SQM Leads Lithium Forum 2019

SQM Leads Lithium Forum 2019


For the third year in a row, SQM was the main sponsor at this important gathering, where we had a lot to say and contribute as a company and as industry leaders.

The 3rd version of the Lithium Forum is a stage for debate among authorities, foreign experts, the most important producers and other parties involved in this business.

“At SQM we are investing US$380 million in projects to expand production on our lithium carbonate and lithium hydroxide lines,” commented Pablo Altimiras, Lithium and Iodine Commercial Senior Vice-President, who also added that “our responsibility to the lithium industry has led us to analyze production options in other countries. Today we are focused on a 45-thousand-ton lithium hydroxide project in Australia.”

These comments from the first roundtable debate made it clear that SQM is betting on and hoping to maintain its leadership in the industry.

And that it is forecasting annual growth of 12% to 14% in lithium demand over the next 20 years, mainly because of the development of electromobility. As of April of this year, the number of electric cars surpassed 5.6 million units, with China being the main market, followed by Europe and the United States.

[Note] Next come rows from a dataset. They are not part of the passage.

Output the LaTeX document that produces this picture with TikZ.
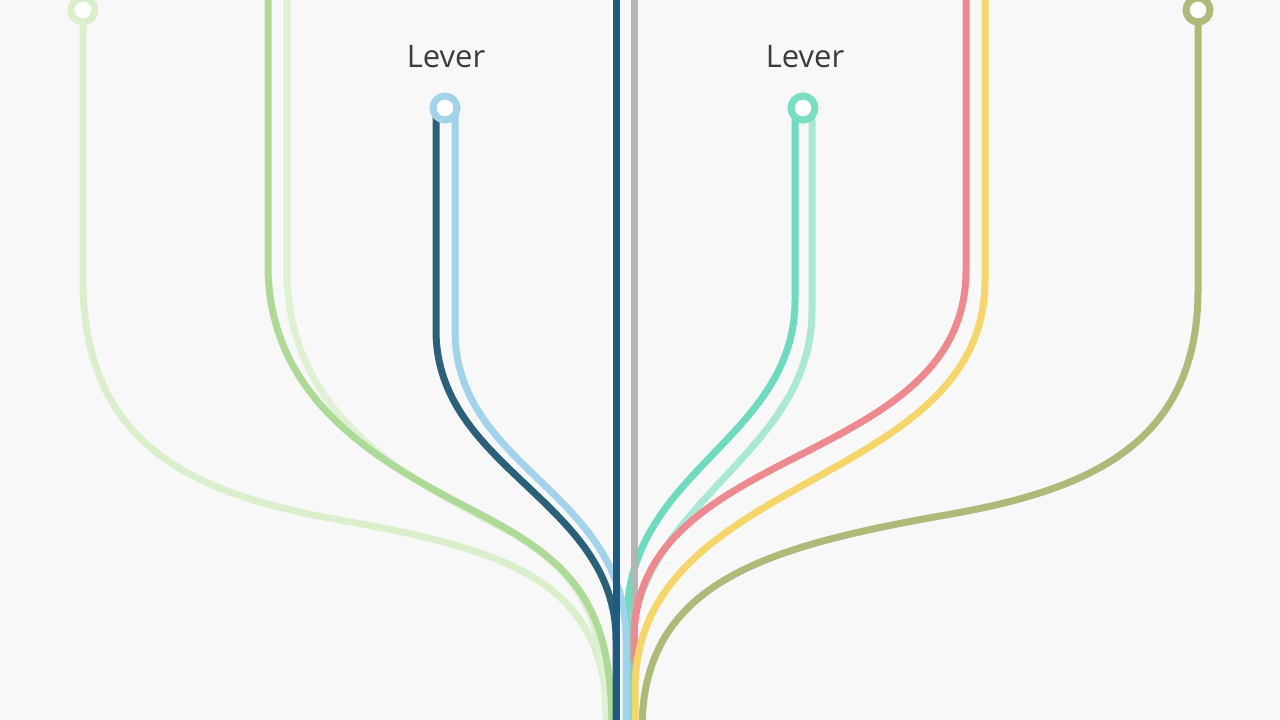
\documentclass[tikz,border=0pt]{standalone}
\usepackage{fontspec}
\setmainfont{Open Sans}
\usetikzlibrary{calc}
\definecolor{bg}{HTML}{F8F8F8}
\definecolor{cDark}{HTML}{1F5A80}
\definecolor{cTeal}{HTML}{2A6078}
\definecolor{cLBlue}{HTML}{A3D3EA}
\definecolor{cGray}{HTML}{B5B5B5}
\definecolor{cAqua}{HTML}{6EDBBE}
\definecolor{cLAqua}{HTML}{AAE8D6}
\definecolor{cRed}{HTML}{EE8990}
\definecolor{cYellow}{HTML}{F6D66A}
\definecolor{cOlive}{HTML}{AEB97A}
\definecolor{cGreen}{HTML}{AEDA98}
\definecolor{cPaleG}{HTML}{E0F0D4}
\definecolor{cFarG}{HTML}{DCEFCC}
\definecolor{txt}{HTML}{3C3C3C}
\tikzset{
  lane/.style={line width=7pt, line cap=round},
  station/.style={circle, draw, line width=7pt, fill=white, minimum size=24pt, inner sep=0pt},
  lbl/.style={font=\fontsize{31}{36}\selectfont, text=txt}
}
\begin{document}
\begin{tikzpicture}[x=1pt,y=-1pt]
\fill[bg] (0,0) rectangle (1280,720);
\useasboundingbox (0,0) rectangle (1280,720);
\clip (0,0) rectangle (1280,720);

% stations
\coordinate (sL) at (83,10);
\coordinate (sB) at (445,108);
\coordinate (sA) at (803,108);
\coordinate (sO) at (1198,10);

% top coordinates
\coordinate (tG) at (268,-10);
\coordinate (tP) at (287,-10);
\coordinate (tD) at (616,-10);
\coordinate (tY) at (634,-10);
\coordinate (tR) at (966,-10);
\coordinate (tYe) at (985,-10);

% bottom coordinates
\coordinate (bFar) at (608,730);
\coordinate (bG) at (612,730);
\coordinate (bP) at (606,730);
\coordinate (bD) at (616,730);
\coordinate (bLB) at (626,730);
\coordinate (bA) at (627,730);
\coordinate (bLA) at (630,730);
\coordinate (bGray) at (634,730);
\coordinate (bYe) at (635,730);
\coordinate (bO) at (642,730);

% far left pale green
\draw[lane, cFarG] (sL) -- (83,280) .. controls (83,450) and (200,495) .. (340,520) .. controls (520,552) and (608,585) .. (bFar);
% pale green
\draw[lane, cPaleG] (tP) -- (287,270) .. controls (287,430) and (430,488) .. (515,535) .. controls (590,580) and (606,630) .. (bP);
% green
\draw[lane, cGreen] (tG) -- (268,265) .. controls (268,420) and (415,478) .. (500,525) .. controls (580,570) and (612,615) .. (bG);

% right side
\draw[lane, cOlive] (sO) -- (1198,290) .. controls (1198,450) and (1080,492) .. (940,516) .. controls (760,548) and (642,585) .. (bO);
\draw[lane, cLAqua] ($(sA)+(9,0)$) -- (812,310) .. controls (812,460) and (630,500) .. (630,660) -- (bLA);
\draw[lane, cAqua] ($(sA)+(-8,0)$) -- (795,300) .. controls (795,440) and (627,470) .. (627,620) -- (bA);

% left blues
\draw[lane, cLBlue] ($(sB)+(10,0)$) -- (455,330) .. controls (455,470) and (626,490) .. (626,640) -- (bLB);
\draw[lane, cTeal] ($(sB)+(-9,0)$) -- (436,330) .. controls (436,470) and (616,500) .. (616,640) -- (bD);

% trunks
\draw[lane, cGray] (tY) -- (bGray);
\draw[lane, cDark] (tD) -- (bD);

\draw[lane, cRed] (tR) -- (966,270) .. controls (966,470) and (634,440) .. (634,640) -- (634,660);
\draw[lane, cYellow] (tYe) -- (985,280) .. controls (985,490) and (635,470) .. (635,690) -- (bYe);

% station circles
\node[station, draw=cFarG] (nL) at (sL) {};
\node[station, draw=cLBlue] (nB) at (sB) {};
\node[station, draw=cAqua!80!cLAqua] (nA) at (sA) {};
\node[station, draw=cOlive] (nO) at (sO) {};

% labels
\node[lbl] (l1) at (446,57) {Lever};
\node[lbl] (l2) at (805,57) {Lever};
\end{tikzpicture}
\end{document}
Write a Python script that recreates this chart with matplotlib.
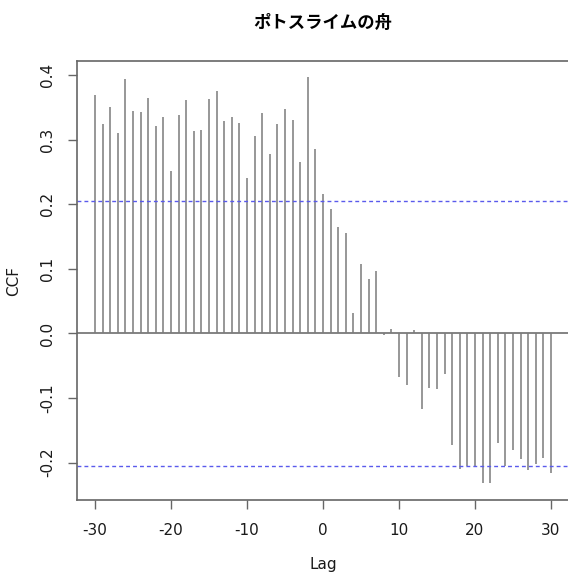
import matplotlib
matplotlib.use("Agg")
import matplotlib.pyplot as plt

plt.rcParams['font.family'] = ['DejaVu Sans']
plt.rcParams['axes.unicode_minus'] = False

# cross-correlation values
lags = list(range(-30, 31))
ccf = [0.369, 0.325, 0.351, 0.310, 0.394, 0.344, 0.343, 0.364, 0.322, 0.336,
       0.252, 0.339, 0.361, 0.314, 0.315, 0.363, 0.376, 0.329, 0.335, 0.326,
       0.240, 0.306, 0.341, 0.278, 0.324, 0.348, 0.330, 0.266, 0.397, 0.285,
       0.216, 0.193, 0.165, 0.155, 0.032, 0.107, 0.084, 0.096, -0.003, 0.007,
       -0.067, -0.080, 0.005, -0.117, -0.084, -0.086, -0.063, -0.173, -0.210, -0.206,
       -0.206, -0.232, -0.231, -0.169, -0.206, -0.180, -0.195, -0.211, -0.202, -0.193,
       -0.216]
ci = 0.205
xticks = [-30, -20, -10, 0, 10, 20, 30]
yticks = [-0.2, -0.1, 0.0, 0.1, 0.2, 0.3, 0.4]

W, H = 568, 577
fig = plt.figure(figsize=(W / 100, H / 100), dpi=100)
ax = fig.add_axes([76.7 / W, 1 - 500 / H, 492.5 / W, 439 / H])

ax.vlines(lags, 0, ccf, color='#7a7a7a', linewidth=1.1)
ax.axhline(0, color='#7a7a7a', linewidth=1.3)
ax.axhline(ci, color='#5a5aec', linewidth=1.0, dashes=(2.8, 2.2))
ax.axhline(-ci, color='#5a5aec', linewidth=1.0, dashes=(2.8, 2.2))

ax.set_xlim(-32.4, 32.4)
ax.set_ylim(-0.258, 0.422)
ax.set_xticks(xticks)
ax.set_xticklabels([str(t) for t in xticks])
ax.set_yticks(yticks)
ax.set_yticklabels(['%.1f' % t for t in yticks], rotation=90, va='center')

for s in ax.spines.values():
    s.set_color('#666666')
    s.set_linewidth(1.2)
ax.tick_params(direction='out', length=6.5, width=1.0, color='#666666',
               labelsize=11, labelcolor='#1a1a1a')
ax.tick_params(axis='x', pad=10)
ax.tick_params(axis='y', pad=9)

fig.text(323 / W, 1 - 23 / H, 'ポトスライムの舟', ha='center', va='center',
         fontsize=12.5, fontweight='bold', family=['Noto Sans CJK JP', 'DejaVu Sans'])
fig.text(323 / W, 1 - 564 / H, 'Lag', ha='center', va='center', fontsize=11, color='#1a1a1a')
fig.text(14 / W, 1 - 280.5 / H, 'CCF', ha='center', va='center', rotation=90,
         fontsize=11, color='#1a1a1a')

fig.savefig('out.png', dpi=100)
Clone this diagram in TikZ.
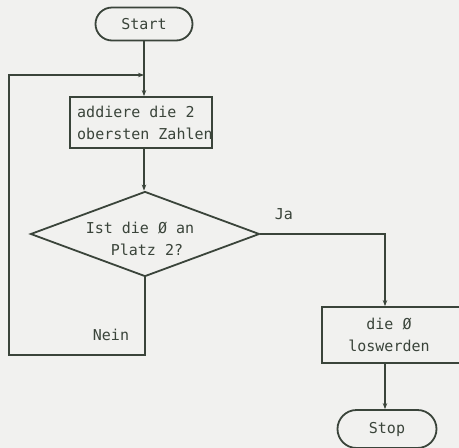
\documentclass[tikz,border=0pt]{standalone}
\usepackage{fontspec}
\setmonofont{DejaVu Sans Mono}
\usetikzlibrary{shapes.geometric,shapes.misc,arrows.meta}
\definecolor{ink}{HTML}{3A443A}
\definecolor{paper}{HTML}{F1F1EF}
\begin{document}
\begin{tikzpicture}[x=1pt,y=-1pt,
  every node/.style={font=\ttfamily\fontsize{15}{22}\selectfont,text=ink},
  line/.style={draw=ink,line width=1.8pt},
  arr/.style={line,-{Stealth[length=6pt,width=4.5pt]}},
  terminal/.style={rounded rectangle,draw=ink,line width=1.8pt,minimum width=97pt,minimum height=33pt,inner sep=0pt},
  procbox/.style={rectangle,draw=ink,line width=1.8pt,inner sep=0pt},
  decision/.style={diamond,draw=ink,line width=1.8pt,inner sep=0pt,minimum width=229pt,minimum height=85pt},
  lbl/.style={inner sep=0pt,align=center}]
\fill[paper] (0,0) rectangle (459,448);
\useasboundingbox (0,0) rectangle (459,448);
\node[terminal] (start) at (144,24) {Start};
\node[procbox,minimum width=142pt,minimum height=51pt] (add) at (141,122.5) {};
\node[lbl,align=left,anchor=west] (addtext) at (77,122.5) {addiere die 2\\obersten Zahlen};
\node[decision] (dec) at (145,234) {};
\node[lbl] (dectext) at (140,239) {Ist die Ø an\\\hspace*{14pt}Platz 2?};
\node[procbox,minimum width=144pt,minimum height=56pt] (rem) at (394,335) {};
\node[lbl] (remtext) at (389,335) {die Ø\\loswerden};
\node[terminal,minimum width=99pt,minimum height=38pt] (stop) at (387,429) {Stop};
\coordinate (j) at (144,75);
\coordinate (lt) at (9,75);
\coordinate (lb) at (9,355);
\coordinate (nb) at (dec.south |- lb);
\coordinate (jr) at (385,234);
\draw[arr] (start.south) -- (add.north -| start.south);
\draw[arr] (add.south -| start.south) -- (dec.north -| start.south);
\draw[arr] (dec.south) -- (nb) -- (lb) -- (lt) -- (j);
\draw[arr] (dec.east) -- (jr) -- (rem.north -| jr);
\draw[arr] (rem.south -| jr) -- (stop.north -| jr);
\node[lbl] (ja) at (284,214) {Ja};
\node[lbl] (nein) at (111,335) {Nein};
\end{tikzpicture}
\end{document}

“Lithium still does not behave like a commodity. Maybe it will in the future,” remarked Altimiras, adding, “this year we expect three million electric cars to be sold, of which 1.6 will be sold in China.”

Given these figures, the Director of Strategy and Sustainability for the Chilean Development Corporation (Corfo), Victoria Paz, stressed the importance of Chile maintaining its market share and the value of traceability and R&D to accomplish this.

“It is important to manage expectations. Despite having a lot of resources, we are far from the distribution and manufacturing centers,” suggesting a challenge.

In this regard, in the second debate she took over the discussion and highlighted the need to move forward with value-added lithium products, along with a public-private association and a more organic plan with R&D playing a major role in mineral processing, enabling the industry to extend the business model for electric car batteries in the future.

The panelists agreed that lithium could face competition, such as hydrogen, but it is still far from displacing lithium in electromobility development. In simple terms, lithium will be around for a while and SQM continues to work to lead the industry and play a key role in developing the technology that moves the world.